[PATCH 4/4] nvme: add support for mq_ops->queue_rqs()

Jens Axboe <axboe@xxxxxxxxx> · Tue, 16 Nov 2021 20:38:07 -0700

This enables the block layer to send us a full plug list of requests
that need submitting. The block layer guarantees that they all belong
to the same queue, but we do have to check the hardware queue mapping
for each request.

If errors are encountered, leave them in the passed in list. Then the
block layer will handle them individually.

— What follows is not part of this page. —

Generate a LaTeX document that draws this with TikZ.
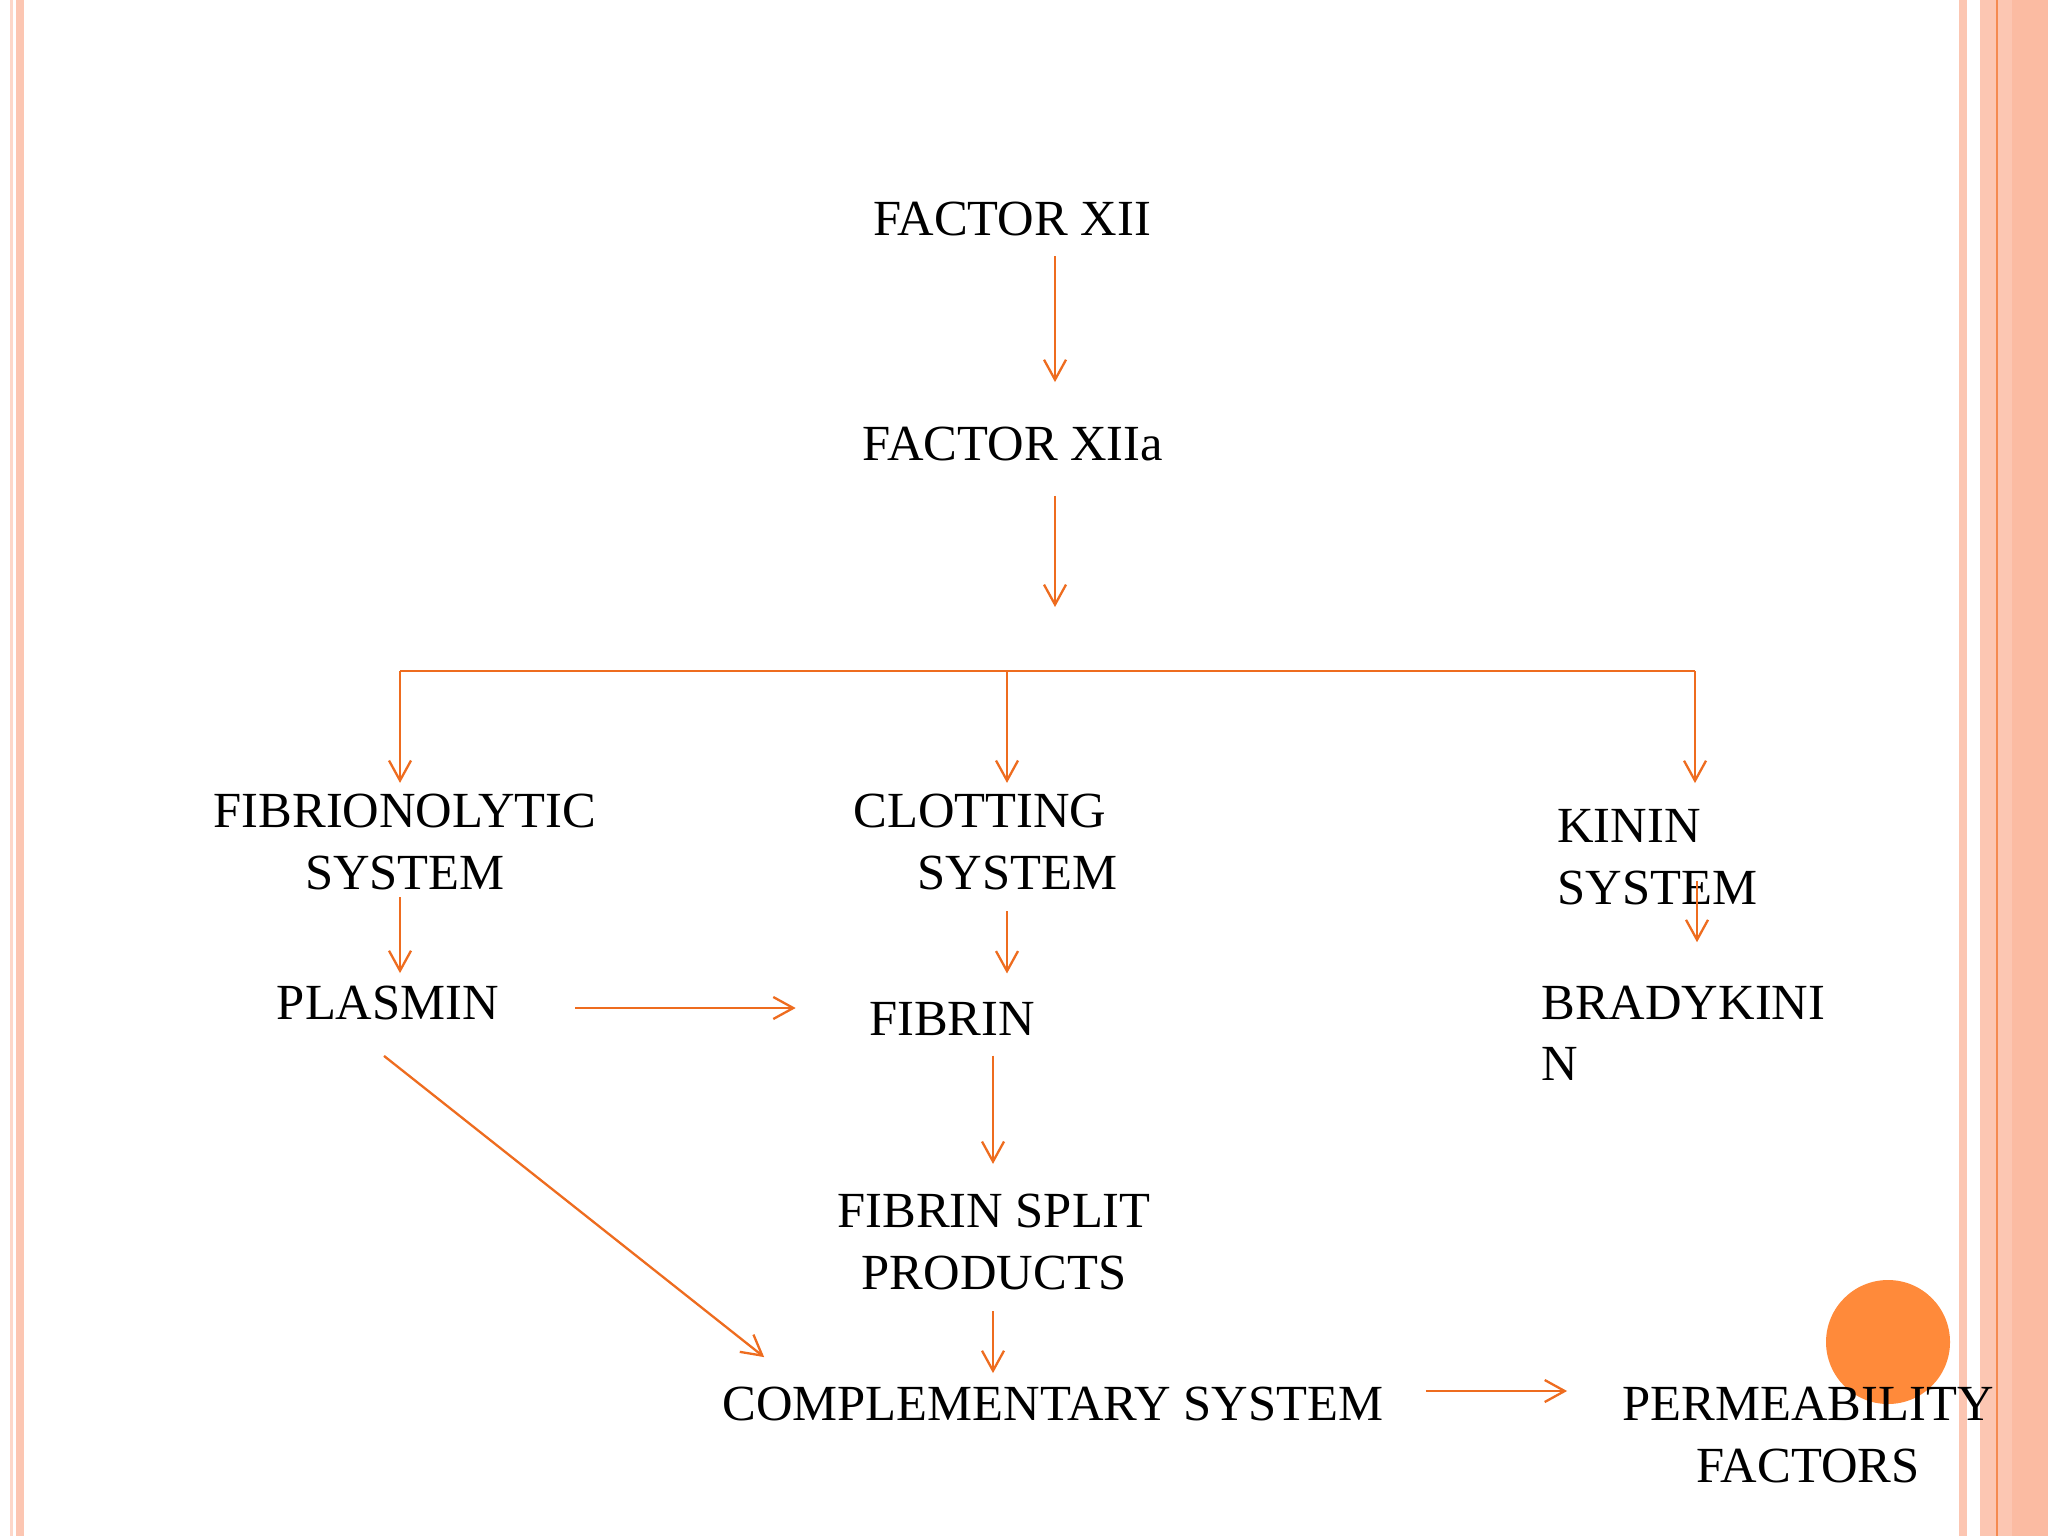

This is good for about a 4% improvement in peak performance, taking us
from 9.6M to 10M IOPS/core.

Signed-off-by: Jens Axboe <axboe@xxxxxxxxx>
---
 drivers/nvme/host/pci.c | 67 +++++++++++++++++++++++++++++++++++++++++
 1 file changed, 67 insertions(+)

diff --git a/drivers/nvme/host/pci.c b/drivers/nvme/host/pci.c
index d2b654fc3603..2eedd04b1f90 100644
--- a/drivers/nvme/host/pci.c
+++ b/drivers/nvme/host/pci.c
@@ -1004,6 +1004,72 @@ static blk_status_t nvme_queue_rq(struct blk_mq_hw_ctx *hctx,
 	return ret;
 }
 
+static void nvme_submit_cmds(struct nvme_queue *nvmeq, struct request **rqlist)
+{
+	spin_lock(&nvmeq->sq_lock);
+	while (!rq_list_empty(*rqlist)) {
+		struct request *req = rq_list_pop(rqlist);
+		struct nvme_iod *iod = blk_mq_rq_to_pdu(req);
+
+		nvme_copy_cmd(nvmeq, absolute_pointer(&iod->cmd));
+	}
+	nvme_write_sq_db(nvmeq, true);
+	spin_unlock(&nvmeq->sq_lock);
+}
+
+static void nvme_queue_rqs(struct request **rqlist)
+{
+	struct request *requeue_list = NULL, *req, *prev = NULL;
+	struct blk_mq_hw_ctx *hctx;
+	struct nvme_queue *nvmeq;
+	struct nvme_ns *ns;
+
+restart:
+	req = rq_list_peek(rqlist);
+	hctx = req->mq_hctx;
+	nvmeq = hctx->driver_data;
+	ns = hctx->queue->queuedata;
+
+	/*
+	 * We should not need to do this, but we're still using this to
+	 * ensure we can drain requests on a dying queue.
+	 */
+	if (unlikely(!test_bit(NVMEQ_ENABLED, &nvmeq->flags)))
+		return;
+
+	rq_list_for_each(rqlist, req) {
+		struct nvme_iod *iod = blk_mq_rq_to_pdu(req);
+		blk_status_t ret;
+
+		if (unlikely(!nvme_check_ready(&nvmeq->dev->ctrl, req, true)))
+			goto requeue;
+
+		if (req->mq_hctx != hctx) {
+			/* detach rest of list, and submit */
+			prev->rq_next = NULL;
+			nvme_submit_cmds(nvmeq, rqlist);
+			/* req now start of new list for this hw queue */
+			*rqlist = req;
+			goto restart;
+		}
+
+		hctx->tags->rqs[req->tag] = req;
+		ret = nvme_prep_rq(nvmeq->dev, ns, req, &iod->cmd);
+		if (ret == BLK_STS_OK) {
+			prev = req;
+			continue;
+		}
+requeue:
+		/* detach 'req' and add to remainder list */
+		if (prev)
+			prev->rq_next = req->rq_next;
+		rq_list_add(&requeue_list, req);
+	}
+
+	nvme_submit_cmds(nvmeq, rqlist);
+	*rqlist = requeue_list;
+}
+
 static __always_inline void nvme_pci_unmap_rq(struct request *req)
 {
 	struct nvme_iod *iod = blk_mq_rq_to_pdu(req);
@@ -1741,6 +1807,7 @@ static const struct blk_mq_ops nvme_mq_admin_ops = {
 
 static const struct blk_mq_ops nvme_mq_ops = {
 	.queue_rq	= nvme_queue_rq,
+	.queue_rqs	= nvme_queue_rqs,
 	.complete	= nvme_pci_complete_rq,
 	.commit_rqs	= nvme_commit_rqs,
 	.init_hctx	= nvme_init_hctx,
-- 
2.33.1